▸ Written problem
Each line of the material must be repeated precisely, with the pictures left out.

▸ Information supplied
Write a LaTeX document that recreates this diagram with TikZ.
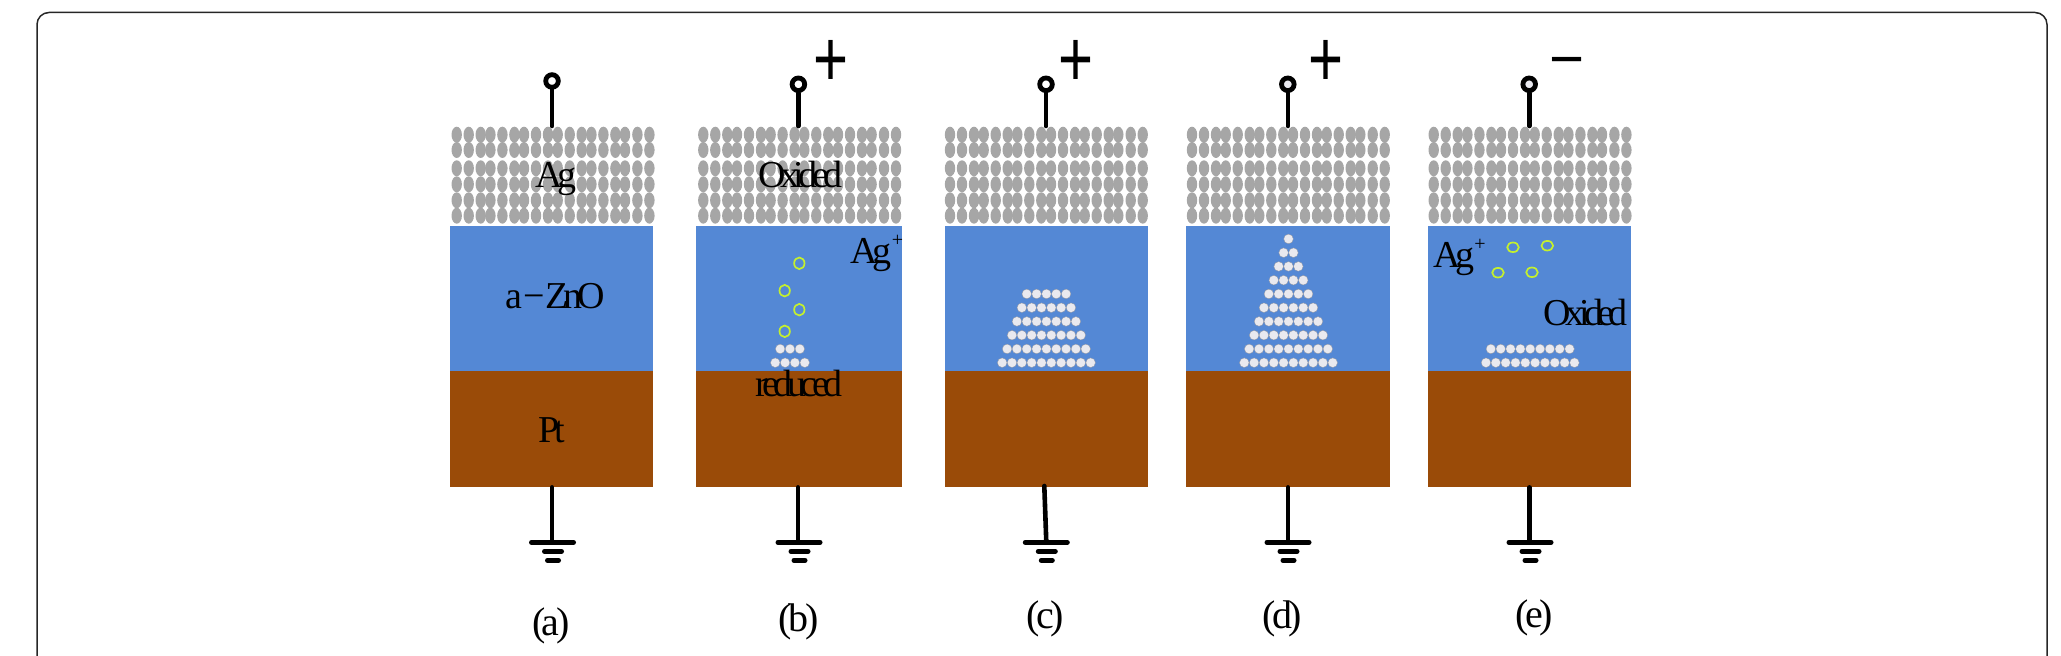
\documentclass[tikz,border=0pt]{standalone}
\usepackage{fontspec}
\usepackage{tikz}
\usetikzlibrary{positioning}
\newfontfamily\labelfont[LetterSpace=-14.5]{Liberation Serif}
\newfontfamily\capfont[LetterSpace=-9]{Liberation Serif}
\newfontfamily\signfont{Liberation Sans}

\definecolor{znoblue}{HTML}{5488D5}
\definecolor{ptbrown}{HTML}{9A4B08}
\definecolor{grain}{HTML}{A6A6A6}
\definecolor{silver}{HTML}{E9E9EF}
\definecolor{silveredge}{HTML}{8C909C}
\definecolor{ion}{HTML}{C4F02E}

\newcommand{\grainlayer}[1]{%
  \foreach \dx in {0,12,24,33.7,45.7,57.7,67.3,79.3,91.3,101,113,125,134.7,146.7,158.7,168.3,180.7,192.7}
    \foreach \ry in {134.7,150,168.3,184.3,200.3,215.7}
      \fill [grain] (#1+\dx,\ry) ellipse [x radius=2.6pt, y radius=4pt];%
}
\newcommand{\silverpile}[3]{%
  \foreach \n in {#2,...,#3} {
    \pgfmathsetmacro{\rowy}{362.7-(#2-\n)*13.75}
    \foreach \k in {1,...,\n}
      \filldraw [fill=silver, draw=silveredge, line width=.15pt] (#1+\k*9.83-\n*4.915-4.915,\rowy) circle [radius=2.4pt];
  }%
}
\newcommand{\groundbars}[1]{%
  \draw [bar] (#1-21,542.3) -- ++(42,0);
  \draw [bar] (#1-8,551.3) -- ++(17,0);
  \draw [bar] (#1-5,560.3) -- ++(11,0);%
}
\newcommand{\ionlabel}{Ag\raisebox{.45em}{\fontsize{10}{10}\selectfont +}}

\begin{document}
\begin{tikzpicture}[x=.5pt, y=-.5pt]

% --- Define Styles ---
\tikzstyle{frame} = [line width=.75pt, draw=black!85, rounded corners=6pt]
\tikzstyle{zno} = [rectangle, fill=znoblue, minimum height=72.4pt, inner sep=0pt, anchor=north west]
\tikzstyle{pt} = [rectangle, fill=ptbrown, minimum height=57.8pt, inner sep=0pt]
\tikzstyle{terminal} = [circle, draw=black, fill=white, line width=2.4pt, minimum size=6.3pt, inner sep=0pt]
\tikzstyle{wire} = [line width=2.3pt, line cap=round, draw=black]
\tikzstyle{bar} = [line width=2.5pt, line cap=round, draw=black]
\tikzstyle{label} = [inner sep=0pt, anchor=base, font=\labelfont\fontsize{19}{22}\selectfont]
\tikzstyle{caption} = [inner sep=0pt, anchor=base, font=\capfont\fontsize{20}{22}\selectfont]
\tikzstyle{sign} = [inner sep=0pt, anchor=base, font=\signfont\fontsize{30}{32}\selectfont]
\tikzstyle{ionring} = [draw=ion, line width=.85pt]

\useasboundingbox (0,0) rectangle (2061,656);
\draw [frame] (37,656) -- (37,12.5) -- (2047,12.5) -- (2047,656);

% --- Layers ---
\node (znoa) [zno, minimum width=101.4pt] at (450,226) {};
\node (znob) [zno, minimum width=103pt] at (696,226) {};
\node (znoc) [zno, minimum width=101.5pt] at (945,226) {};
\node (znod) [zno, minimum width=102pt] at (1186,226) {};
\node (znoe) [zno, minimum width=101.4pt] at (1428,226) {};
\node (pta) [pt, minimum width=101.4pt, below=-.3pt of znoa] {};
\node (ptb) [pt, minimum width=103pt, below=-.3pt of znob] {};
\node (ptc) [pt, minimum width=101.5pt, below=-.3pt of znoc] {};
\node (ptd) [pt, minimum width=102pt, below=-.3pt of znod] {};
\node (pte) [pt, minimum width=101.4pt, below=-.3pt of znoe] {};

\grainlayer{456.7}
\grainlayer{703.3}
\grainlayer{950}
\grainlayer{1192}
\grainlayer{1433.7}

% --- Filaments and ions ---
\silverpile{790}{4}{3}
\silverpile{1046.4}{10}{5}
\silverpile{1288.5}{10}{1}
\silverpile{1530.2}{10}{9}
\foreach \ix/\iy in {799.3/263.3,784.7/290.7,799.3/309.7,784.7/331.3}
  \draw [ionring] (\ix,\iy) ellipse [x radius=2.6pt, y radius=2.9pt];
\foreach \ix/\iy in {1513/247.3,1547.3/245.7,1498/272.7,1532/272.3}
  \draw [ionring] (\ix,\iy) ellipse [x radius=2.9pt, y radius=2.4pt];

% --- Terminals ---
\node (topa) [terminal] at (552,81) {};
\node (topb) [terminal] at (798.4,84.3) {};
\node (topc) [terminal] at (1046,84.3) {};
\node (topd) [terminal, fill=silver] at (1287.8,84.3) {};
\node (tope) [terminal, fill=silver] at (1529.2,84.3) {};
\coordinate (conta) at (552,126);
\coordinate (contb) at (798.4,126);
\coordinate (contc) at (1046,126);
\coordinate (contd) at (1287.8,126);
\coordinate (conte) at (1529.2,126);
\coordinate (gnda) at (552,542.3);
\coordinate (gndb) at (798,542.3);
\coordinate (gndc) at (1046.3,542.3);
\coordinate (gndd) at (1288,542.3);
\coordinate (gnde) at (1529.3,542.3);
\coordinate (tiltc) at (1044.3,486);

% --- Wires ---
\draw [wire] (topa) -- (conta);
\draw [wire] (topb) -- (contb);
\draw [wire] (topc) -- (contc);
\draw [wire] (topd) -- (contd);
\draw [wire] (tope) -- (conte);
\draw [wire] (gnda |- pta.south) -- (gnda);
\draw [wire] (gndb |- ptb.south) -- (gndb);
\draw [wire] (tiltc) -- (gndc);
\draw [wire] (gndd |- ptd.south) -- (gndd);
\draw [wire] (gnde |- pte.south) -- (gnde);
\groundbars{552.5}
\groundbars{799}
\groundbars{1046.3}
\groundbars{1288}
\groundbars{1530}

% --- Labels ---
\node (signb) [sign] at (831,86.5) {\scalebox{1}[1.33]{+}};
\node (signc) [sign] at (1076,86.5) {\scalebox{1}[1.33]{+}};
\node (signd) [sign] at (1325.7,86.5) {\scalebox{1}[1.33]{+}};
\node (signe) [sign] at (1566.7,80) {−};

\node (laga) [label] at (556,188) {Ag};
\node (lznoa) [label] at (555,309) {a\kern.04em−\kern.02em ZnO};
\node (lpta) [label] at (552,443) {Pt};
\node (loxb) [label] at (800.3,188) {Oxided};
\node (lionb) [label] at (877,264) {\ionlabel};
\node (lredb) [label] at (799,396.7) {reduced};
\node (lione) [label] at (1459.5,267.3) {\ionlabel};
\node (loxe) [label] at (1585.7,325.3) {Oxided};

\node (capa) [caption] at (550.7,635.5) {(a)};
\node (capb) [caption] at (798.7,631.5) {(b)};
\node (capc) [caption] at (1045.3,628.2) {(c)};
\node (capd) [caption] at (1282.3,628.2) {(d)};
\node (cape) [caption] at (1534,628) {(e)};

\end{tikzpicture}
\end{document}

▸ Answer for this exercise
Write a LaTeX document that recreates this diagram with TikZ.
\documentclass[tikz,border=0pt]{standalone}
\usepackage{fontspec}
\usepackage{tikz}
\usetikzlibrary{positioning}
\newfontfamily\labelfont[LetterSpace=-14.5]{Liberation Serif}
\newfontfamily\capfont[LetterSpace=-9]{Liberation Serif}
\newfontfamily\signfont{Liberation Sans}

\definecolor{znoblue}{HTML}{5488D5}
\definecolor{ptbrown}{HTML}{9A4B08}
\definecolor{grain}{HTML}{A6A6A6}
\definecolor{silver}{HTML}{E9E9EF}
\definecolor{silveredge}{HTML}{8C909C}
\definecolor{ion}{HTML}{C4F02E}

\newcommand{\grainlayer}[1]{%
  \foreach \dx in {0,12,24,33.7,45.7,57.7,67.3,79.3,91.3,101,113,125,134.7,146.7,158.7,168.3,180.7,192.7}
    \foreach \ry in {134.7,150,168.3,184.3,200.3,215.7}
      \fill [grain] (#1+\dx,\ry) ellipse [x radius=2.6pt, y radius=4pt];%
}
\newcommand{\silverpile}[3]{%
  \foreach \n in {#2,...,#3} {
    \pgfmathsetmacro{\rowy}{362.7-(#2-\n)*13.75}
    \foreach \k in {1,...,\n}
      \filldraw [fill=silver, draw=silveredge, line width=.15pt] (#1+\k*9.83-\n*4.915-4.915,\rowy) circle [radius=2.4pt];
  }%
}
\newcommand{\groundbars}[1]{%
  \draw [bar] (#1-21,542.3) -- ++(42,0);
  \draw [bar] (#1-8,551.3) -- ++(17,0);
  \draw [bar] (#1-5,560.3) -- ++(11,0);%
}
\newcommand{\ionlabel}{Ag\raisebox{.45em}{\fontsize{10}{10}\selectfont +}}

\begin{document}
\begin{tikzpicture}[x=.5pt, y=-.5pt]

% --- Define Styles ---
\tikzstyle{frame} = [line width=.75pt, draw=black!85, rounded corners=6pt]
\tikzstyle{zno} = [rectangle, fill=znoblue, minimum height=72.4pt, inner sep=0pt, anchor=north west]
\tikzstyle{pt} = [rectangle, fill=ptbrown, minimum height=57.8pt, inner sep=0pt]
\tikzstyle{terminal} = [circle, draw=black, fill=white, line width=2.4pt, minimum size=6.3pt, inner sep=0pt]
\tikzstyle{wire} = [line width=2.3pt, line cap=round, draw=black]
\tikzstyle{bar} = [line width=2.5pt, line cap=round, draw=black]
\tikzstyle{label} = [inner sep=0pt, anchor=base, font=\labelfont\fontsize{19}{22}\selectfont]
\tikzstyle{caption} = [inner sep=0pt, anchor=base, font=\capfont\fontsize{20}{22}\selectfont]
\tikzstyle{sign} = [inner sep=0pt, anchor=base, font=\signfont\fontsize{30}{32}\selectfont]
\tikzstyle{ionring} = [draw=ion, line width=.85pt]

\useasboundingbox (0,0) rectangle (2061,656);
\draw [frame] (37,656) -- (37,12.5) -- (2047,12.5) -- (2047,656);

% --- Layers ---
\node (znoa) [zno, minimum width=101.4pt] at (450,226) {};
\node (znob) [zno, minimum width=103pt] at (696,226) {};
\node (znoc) [zno, minimum width=101.5pt] at (945,226) {};
\node (znod) [zno, minimum width=102pt] at (1186,226) {};
\node (znoe) [zno, minimum width=101.4pt] at (1428,226) {};
\node (pta) [pt, minimum width=101.4pt, below=-.3pt of znoa] {};
\node (ptb) [pt, minimum width=103pt, below=-.3pt of znob] {};
\node (ptc) [pt, minimum width=101.5pt, below=-.3pt of znoc] {};
\node (ptd) [pt, minimum width=102pt, below=-.3pt of znod] {};
\node (pte) [pt, minimum width=101.4pt, below=-.3pt of znoe] {};

\grainlayer{456.7}
\grainlayer{703.3}
\grainlayer{950}
\grainlayer{1192}
\grainlayer{1433.7}

% --- Filaments and ions ---
\silverpile{790}{4}{3}
\silverpile{1046.4}{10}{5}
\silverpile{1288.5}{10}{1}
\silverpile{1530.2}{10}{9}
\foreach \ix/\iy in {799.3/263.3,784.7/290.7,799.3/309.7,784.7/331.3}
  \draw [ionring] (\ix,\iy) ellipse [x radius=2.6pt, y radius=2.9pt];
\foreach \ix/\iy in {1513/247.3,1547.3/245.7,1498/272.7,1532/272.3}
  \draw [ionring] (\ix,\iy) ellipse [x radius=2.9pt, y radius=2.4pt];

% --- Terminals ---
\node (topa) [terminal] at (552,81) {};
\node (topb) [terminal] at (798.4,84.3) {};
\node (topc) [terminal] at (1046,84.3) {};
\node (topd) [terminal, fill=silver] at (1287.8,84.3) {};
\node (tope) [terminal, fill=silver] at (1529.2,84.3) {};
\coordinate (conta) at (552,126);
\coordinate (contb) at (798.4,126);
\coordinate (contc) at (1046,126);
\coordinate (contd) at (1287.8,126);
\coordinate (conte) at (1529.2,126);
\coordinate (gnda) at (552,542.3);
\coordinate (gndb) at (798,542.3);
\coordinate (gndc) at (1046.3,542.3);
\coordinate (gndd) at (1288,542.3);
\coordinate (gnde) at (1529.3,542.3);
\coordinate (tiltc) at (1044.3,486);

% --- Wires ---
\draw [wire] (topa) -- (conta);
\draw [wire] (topb) -- (contb);
\draw [wire] (topc) -- (contc);
\draw [wire] (topd) -- (contd);
\draw [wire] (tope) -- (conte);
\draw [wire] (gnda |- pta.south) -- (gnda);
\draw [wire] (gndb |- ptb.south) -- (gndb);
\draw [wire] (tiltc) -- (gndc);
\draw [wire] (gndd |- ptd.south) -- (gndd);
\draw [wire] (gnde |- pte.south) -- (gnde);
\groundbars{552.5}
\groundbars{799}
\groundbars{1046.3}
\groundbars{1288}
\groundbars{1530}

% --- Labels ---
\node (signb) [sign] at (831,86.5) {\scalebox{1}[1.33]{+}};
\node (signc) [sign] at (1076,86.5) {\scalebox{1}[1.33]{+}};
\node (signd) [sign] at (1325.7,86.5) {\scalebox{1}[1.33]{+}};
\node (signe) [sign] at (1566.7,80) {−};

\node (laga) [label] at (556,188) {Ag};
\node (lznoa) [label] at (555,309) {a\kern.04em−\kern.02em ZnO};
\node (lpta) [label] at (552,443) {Pt};
\node (loxb) [label] at (800.3,188) {Oxided};
\node (lionb) [label] at (877,264) {\ionlabel};
\node (lredb) [label] at (799,396.7) {reduced};
\node (lione) [label] at (1459.5,267.3) {\ionlabel};
\node (loxe) [label] at (1585.7,325.3) {Oxided};

\node (capa) [caption] at (550.7,635.5) {(a)};
\node (capb) [caption] at (798.7,631.5) {(b)};
\node (capc) [caption] at (1045.3,628.2) {(c)};
\node (capd) [caption] at (1282.3,628.2) {(d)};
\node (cape) [caption] at (1534,628) {(e)};

\end{tikzpicture}
\end{document}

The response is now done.